What Interviewer Expects
- Correct per-person daily rate from solo completion time
- Correctly identifies who works on which day of the rotation
- Separates whole-cycle math from the final tail-day check
- Does not assume the last day is automatically a full day's work
Common Mistakes
- Averaging the two workers' rates instead of summing per cycle
- Forgetting to check the tail day separately after whole cycles
- Misassigning which worker is active on the final partial day
- Using total combined time formulas meant for simultaneous, not alternating, work
Best Answer (HR Friendly)
“I find each person's daily work rate, add up what gets done in one full rotation cycle, and divide the whole job by that cycle rate to see how many complete cycles are needed. Then I handle whatever is left over one day at a time, checking exactly whose turn it is, rather than assuming the schedule finishes on a clean cycle boundary.”
Follow-up Questions
- How would this change with three workers rotating one day each?

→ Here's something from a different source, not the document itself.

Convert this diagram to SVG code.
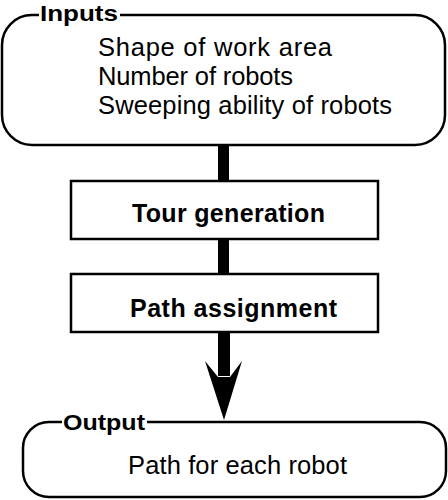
<svg xmlns="http://www.w3.org/2000/svg" width="448" height="500" viewBox="0 0 448 500">
<style>
.box{fill:none;stroke:#000;stroke-width:2.5}
.lbl{font-family:"Liberation Sans",Arial,sans-serif;font-weight:bold;font-size:22px;fill:#000}
.txt{font-family:"Liberation Sans",Arial,sans-serif;font-size:25.5px;fill:#000}
.btxt{font-family:"Liberation Sans",Arial,sans-serif;font-weight:bold;font-size:25px;fill:#000}
</style>
<rect width="448" height="500" fill="#fff"/>
<g id="inputs">
<path class="box" d="M120,15 H415 A30,30 0 0 1 445,45 V115 A30,30 0 0 1 415,145 H32 A30,30 0 0 1 2,115 V45 A30,30 0 0 1 32,15 H39"/>
<text class="lbl" x="40" y="21" textLength="78" lengthAdjust="spacingAndGlyphs">Inputs</text>
<text class="txt" x="98" y="56" textLength="234" lengthAdjust="spacing">Shape of work area</text>
<text class="txt" x="98" y="85" textLength="195" lengthAdjust="spacing">Number of robots</text>
<text class="txt" x="98" y="114" textLength="294" lengthAdjust="spacing">Sweeping ability of robots</text>
</g>
<g id="connectors" fill="#000">
<rect x="218" y="145" width="11" height="36"/>
<rect x="218" y="239" width="11" height="36"/>
<rect x="218" y="332" width="12" height="44"/>
<polygon points="205,361 218,377 230,377 242,361 224,420"/>
</g>
<g id="tour">
<rect class="box" x="71" y="181" width="307" height="58"/>
<text class="btxt" x="132" y="222" textLength="193" lengthAdjust="spacing">Tour generation</text>
</g>
<g id="path">
<rect class="box" x="71" y="274" width="307" height="58"/>
<text class="btxt" x="130" y="317" textLength="207" lengthAdjust="spacing">Path assignment</text>
</g>
<g id="output">
<path class="box" d="M147,422 H420 A26,26 0 0 1 446,448 V471 A26,26 0 0 1 420,497 H49 A26,26 0 0 1 23,471 V448 A26,26 0 0 1 49,422 H62"/>
<text class="lbl" x="63" y="430" textLength="82" lengthAdjust="spacingAndGlyphs">Output</text>
<text class="txt" x="128" y="474" textLength="219" lengthAdjust="spacing">Path for each robot</text>
</g>
</svg>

- What if the workers alternate every two days instead of every one day?
- How do you handle a worker joining the rotation partway through?
- How is this different from a problem where both work simultaneously every day?
MCQ Practice
1. A can finish a job in 10 days, B in 15 days. Working on alternate days starting with A, how many days to finish?
Cycle rate = 1/10+1/15 = 1/6 per 2 days. 5 cycles (10 days) = 5/6 done. Day 11 (A) does 1/10, leaving 1/15. Day 12 (B) finishes it at rate 1/15 exactly, so 12 days.
2. Two workers alternate days; the one working on the last (partial) day should be determined by?
The rotation schedule fixes whose turn it is on any given day; you must track the cycle position, not guess.
3. A finishes a job alone in 6 days, B in 6 days, alternating days. Total time to finish?
Cycle rate = 1/6+1/6 = 1/3 per 2 days; 3 cycles (6 days) exactly completes the job.
Flash Cards
How do you compute an alternate-day cycle rate? — Sum the daily rates of every worker active within one full rotation.
How do you find the number of whole cycles? — Divide the total job (1) by the cycle rate and take the integer part.
How do you handle the leftover work? — Apply the correct next worker's single-day rate to the remaining fraction.
Common mistake in alternate-day problems? — Averaging rates instead of tracking whose turn it is each day.